Schatz admitted his comments will “likely get me into trouble,” but he wanted to set a different bar for “folks who are not primarily concerned with national cultural resources but are concerned with protecting their views and their personal conveniences.”
Schatz fears that calls about “how to develop a two-bedroom unit where you can raise a family has become a debate about reversing centuries of injustice.
“We can’t let the perfect be the enemy of the good,” Schatz said.
When asked about local politics and fellow Democrat Gov. Josh Green, Schatz had only praise.
“I’m watching the work done by Josh Green, Josh is great. Josh is a friend. He’s decisive and I think that’s something that the public clearly wanted in the governor.

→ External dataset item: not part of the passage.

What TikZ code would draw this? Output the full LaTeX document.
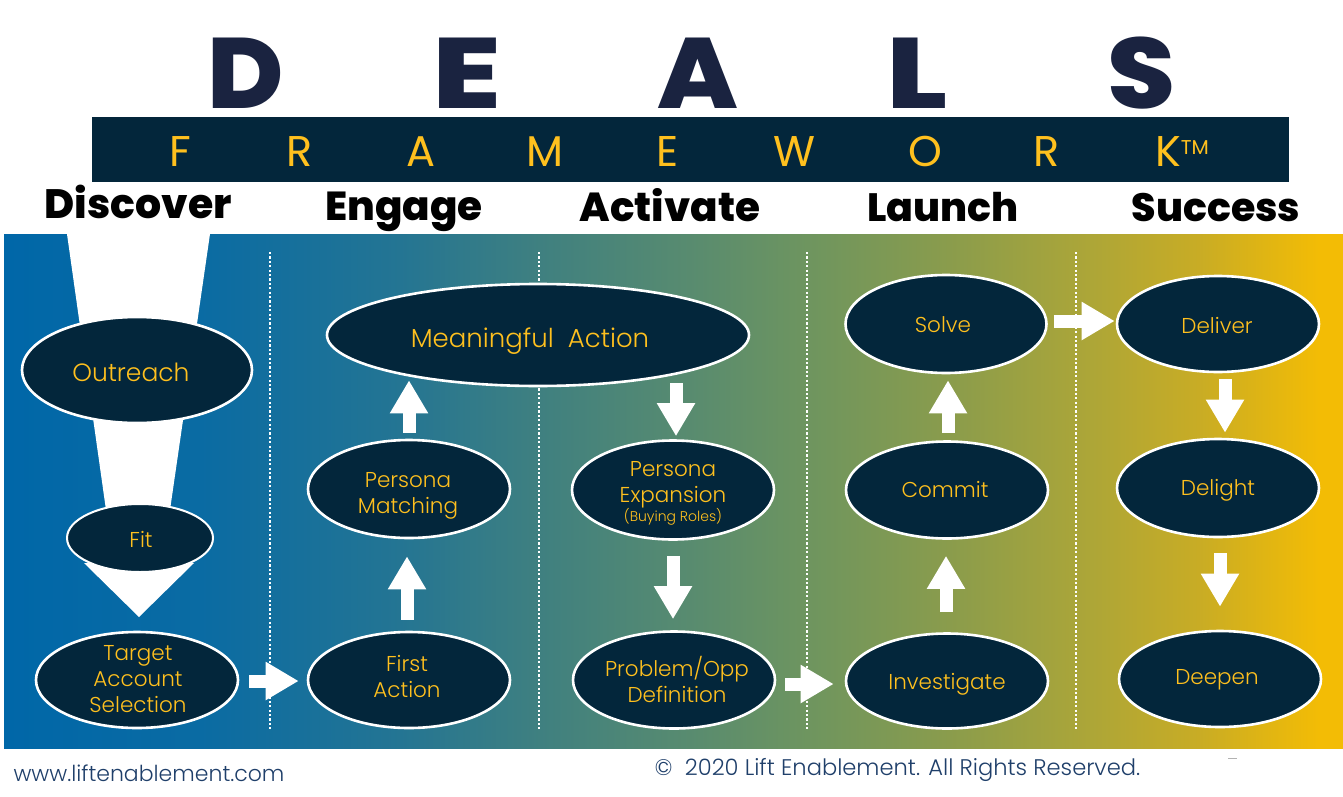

He’s driving change.”
Although Green got his political start in the state Legislature, “He’s not a creature of the Legislature.”
“He’s managed those relationships skillfully and I think one of his great talents is he does understand people and he likes to solve people’s problems,” Schatz said
Looking at how Congress will change in the new term, Schatz acknowledges that with Republicans gaining a three-seat majority in the U.S. Senate and maintaining their control of the U.S. House of Representatives, in addition to gaining control of the White House, means that politics will change, but also stay the same.
“In some ways the Senate has always been a bipartisan enterprise,” Schatz said. “So I don’t think people should assume we are going to do terribly over the next four years.
“I don’t think the sky is falling. The president can’t reach into a state and remove funding,” Schatz said.
Still to be determined, however, will be how Hawaii fits into a Donald Trump worldview.